### Required task
Leave out the pictures and retype only the lines from the opening line to the line that holds "ax.set_facecolor('#F2F2F2')", both ends included.

═══ Supplied records

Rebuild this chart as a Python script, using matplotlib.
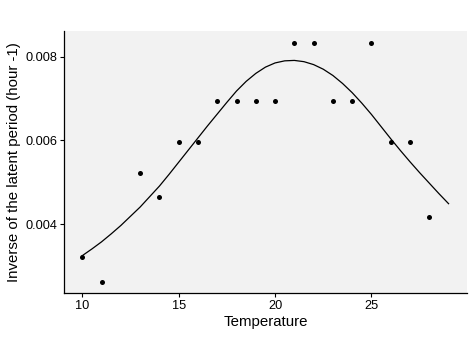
import numpy as np
import matplotlib.pyplot as plt

plt.rcParams['font.family'] = ['Liberation Sans', 'DejaVu Sans']

# observed points
temp = [10, 11, 13, 14, 15, 16, 17, 18, 19, 20, 21, 22, 23, 24, 25, 26, 27, 28]
rate = [0.003222, 0.002627, 0.005214, 0.004643, 0.005952, 0.005952, 0.006944,
        0.006944, 0.006944, 0.006944, 0.008333, 0.008333, 0.006944, 0.006944,
        0.008333, 0.005952, 0.005952, 0.004167]

# fitted curve
fit_x = [10, 10.5, 11, 11.5, 12, 12.5, 13, 13.5, 14, 14.5, 15, 15.5, 16, 16.5,
         17, 17.5, 18, 18.5, 19, 19.5, 20, 20.5, 21, 21.5, 22, 22.5, 23, 23.5,
         24, 24.5, 25, 25.5, 26, 26.5, 27, 27.5, 28, 28.5, 29]
fit_y = [0.00325, 0.00341, 0.00358, 0.00377, 0.00397, 0.00419, 0.00441,
         0.00466, 0.00491, 0.00519, 0.00548, 0.00577, 0.00606, 0.00635,
         0.00663, 0.00691, 0.00718, 0.00741, 0.00760, 0.00775, 0.00785,
         0.00790, 0.00791, 0.00788, 0.00781, 0.00770, 0.00755, 0.00736,
         0.00714, 0.00689, 0.00662, 0.00633, 0.00604, 0.00576, 0.00549,
         0.00523, 0.00498, 0.00473, 0.00449]

fig = plt.figure(figsize=(4.74, 3.38), dpi=100)
ax = fig.add_axes([0.135, 0.133, 0.850, 0.775])
ax.set_facecolor('#F2F2F2')

ax.plot(fit_x, fit_y, color='black', linewidth=0.9)
ax.scatter(temp, rate, s=13, color='black', zorder=3, linewidths=0)

ax.set_xlim(9.05, 29.95)
ax.set_ylim(0.002357, 0.00861)
ax.set_xticks([10, 15, 20, 25])
ax.set_yticks([0.004, 0.006, 0.008])
ax.set_yticklabels(['0.004', '0.006', '0.008'])

for side in ['top', 'right']:
    ax.spines[side].set_visible(False)
for side in ['left', 'bottom']:
    ax.spines[side].set_linewidth(0.9)
ax.tick_params(axis='both', length=3, width=0.8, labelsize=9.2, colors='black', pad=2)

ax.set_xlabel('Temperature', fontsize=10.8, labelpad=2)
ax.set_ylabel('Inverse of the latent period (hour -1)', fontsize=10.8, labelpad=3)

fig.savefig('out.png', dpi=100)
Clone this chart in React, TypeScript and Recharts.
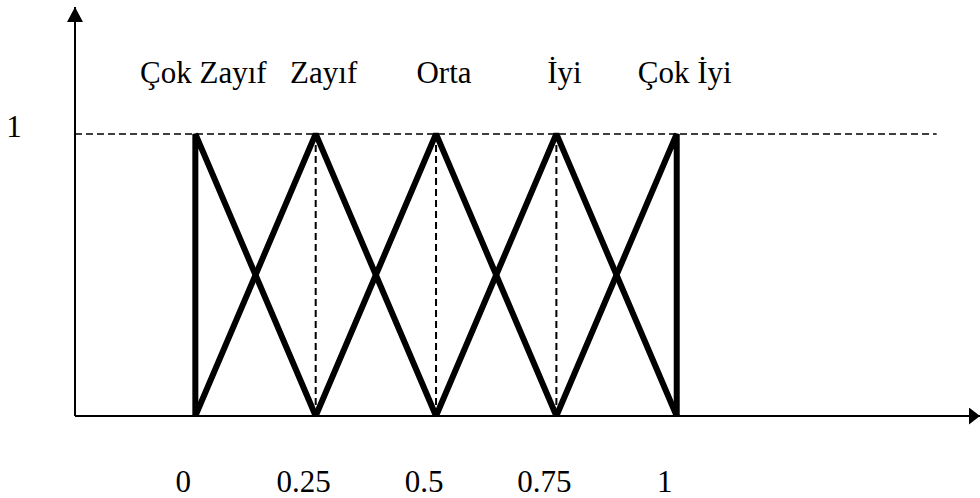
import React from "react";
import { LineChart, Line, XAxis, YAxis, ReferenceLine, LabelList } from "recharts";

// membership sets: name and the triangle corners
const setNames = ["Çok Zayıf", "Zayıf", "Orta", "İyi", "Çok İyi"];

const cokZayif = [
  { x: 0, y: 0 },
  { x: 0, y: 1 },
  { x: 0.25, y: 0 },
];
const zayif = [
  { x: 0, y: 0 },
  { x: 0.25, y: 1 },
  { x: 0.5, y: 0 },
];
const orta = [
  { x: 0.25, y: 0 },
  { x: 0.5, y: 1 },
  { x: 0.75, y: 0 },
];
const iyi = [
  { x: 0.5, y: 0 },
  { x: 0.75, y: 1 },
  { x: 1, y: 0 },
];
const cokIyi = [
  { x: 0.75, y: 0 },
  { x: 1, y: 1 },
  { x: 1, y: 0 },
];

const xTicks = [0, 0.25, 0.5, 0.75, 1];
const yTicks = [1];
const guideX = [0.25, 0.5, 0.75];

const X_DOMAIN: [number, number] = [-0.25, 1.63];
const Y_DOMAIN: [number, number] = [0, 1.45];
const TOP_LINE_END = 1.54;

const FONT = '"Liberation Serif", "Times New Roman", serif';
const FONT_SIZE = 31;

if (typeof document !== "undefined") document.body.style.margin = "0";

const series = [cokZayif, zayif, orta, iyi, cokIyi];

function BottomTick(props: any) {
  const { x, y, payload } = props;
  return (
    <text x={x - 12} y={y + 76} textAnchor="middle" fontFamily={FONT} fontSize={FONT_SIZE} fill="#000">
      {payload.value}
    </text>
  );
}

function LeftTick(props: any) {
  const { y, payload } = props;
  return (
    <text x={14} y={y + 3} textAnchor="middle" fontFamily={FONT} fontSize={FONT_SIZE} fill="#000">
      {payload.value}
    </text>
  );
}

// set name written above the peak (the one point at full membership)
function peakLabel(name: string) {
  return (props: any) => {
    const { x, y, value } = props;
    if (value !== 1) return null;
    return (
      <text x={x + 8} y={y - 51} textAnchor="middle" fontFamily={FONT} fontSize={FONT_SIZE} fill="#000">
        {name}
      </text>
    );
  };
}

export default function App() {
  return (
    <div style={{ width: 980, height: 498, background: "#fff" }}>
      <LineChart width={980} height={498} margin={{ top: 7, right: 0, bottom: 0, left: 0 }}>
        <defs>
          <marker id="arrowX" markerUnits="userSpaceOnUse" markerWidth={12} markerHeight={18} refX={11} refY={8.5} orient="auto">
            <path d="M0,0 L11,8.5 L0,17 Z" fill="#000" />
          </marker>
          <marker id="arrowY" markerUnits="userSpaceOnUse" markerWidth={16} markerHeight={17} refX={15} refY={8} orient="auto-start-reverse">
            <path d="M0,0 L15,8 L0,16 Z" fill="#000" />
          </marker>
        </defs>
        <XAxis
          dataKey="x"
          type="number"
          domain={X_DOMAIN}
          allowDataOverflow
          ticks={xTicks}
          height={82}
          tickSize={0}
          tickMargin={0}
          tickLine={false}
          axisLine={{ stroke: "#000", strokeWidth: 2, markerEnd: "url(#arrowX)" }}
          tick={<BottomTick />}
          interval={0}
        />
        <YAxis
          type="number"
          domain={Y_DOMAIN}
          allowDataOverflow
          ticks={yTicks}
          width={75}
          tickSize={0}
          tickMargin={0}
          tickLine={false}
          axisLine={{ stroke: "#000", strokeWidth: 2, markerStart: "url(#arrowY)" }}
          tick={<LeftTick />}
        />
        <ReferenceLine
          segment={[
            { x: X_DOMAIN[0], y: 1 },
            { x: TOP_LINE_END, y: 1 },
          ]}
          stroke="#000"
          strokeWidth={1.6}
          strokeDasharray="7 4"
        />
        {guideX.map((gx) => (
          <ReferenceLine
            key={gx}
            segment={[
              { x: gx, y: 0 },
              { x: gx, y: 1 },
            ]}
            stroke="#000"
            strokeWidth={2}
            strokeDasharray="7 4"
          />
        ))}
        {series.map((pts, i) => (
          <Line
            key={setNames[i]}
            data={pts}
            dataKey="y"
            type="linear"
            stroke="#000"
            strokeWidth={6}
            strokeLinejoin="bevel"
            dot={false}
            activeDot={false}
            isAnimationActive={false}
          >
            <LabelList dataKey="y" content={peakLabel(setNames[i])} />
          </Line>
        ))}
      </LineChart>
    </div>
  );
}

══════

### Solved problem
Rebuild this chart as a Python script, using matplotlib.
import numpy as np
import matplotlib.pyplot as plt

plt.rcParams['font.family'] = ['Liberation Sans', 'DejaVu Sans']

# observed points
temp = [10, 11, 13, 14, 15, 16, 17, 18, 19, 20, 21, 22, 23, 24, 25, 26, 27, 28]
rate = [0.003222, 0.002627, 0.005214, 0.004643, 0.005952, 0.005952, 0.006944,
        0.006944, 0.006944, 0.006944, 0.008333, 0.008333, 0.006944, 0.006944,
        0.008333, 0.005952, 0.005952, 0.004167]

# fitted curve
fit_x = [10, 10.5, 11, 11.5, 12, 12.5, 13, 13.5, 14, 14.5, 15, 15.5, 16, 16.5,
         17, 17.5, 18, 18.5, 19, 19.5, 20, 20.5, 21, 21.5, 22, 22.5, 23, 23.5,
         24, 24.5, 25, 25.5, 26, 26.5, 27, 27.5, 28, 28.5, 29]
fit_y = [0.00325, 0.00341, 0.00358, 0.00377, 0.00397, 0.00419, 0.00441,
         0.00466, 0.00491, 0.00519, 0.00548, 0.00577, 0.00606, 0.00635,
         0.00663, 0.00691, 0.00718, 0.00741, 0.00760, 0.00775, 0.00785,
         0.00790, 0.00791, 0.00788, 0.00781, 0.00770, 0.00755, 0.00736,
         0.00714, 0.00689, 0.00662, 0.00633, 0.00604, 0.00576, 0.00549,
         0.00523, 0.00498, 0.00473, 0.00449]

fig = plt.figure(figsize=(4.74, 3.38), dpi=100)
ax = fig.add_axes([0.135, 0.133, 0.850, 0.775])
ax.set_facecolor('#F2F2F2')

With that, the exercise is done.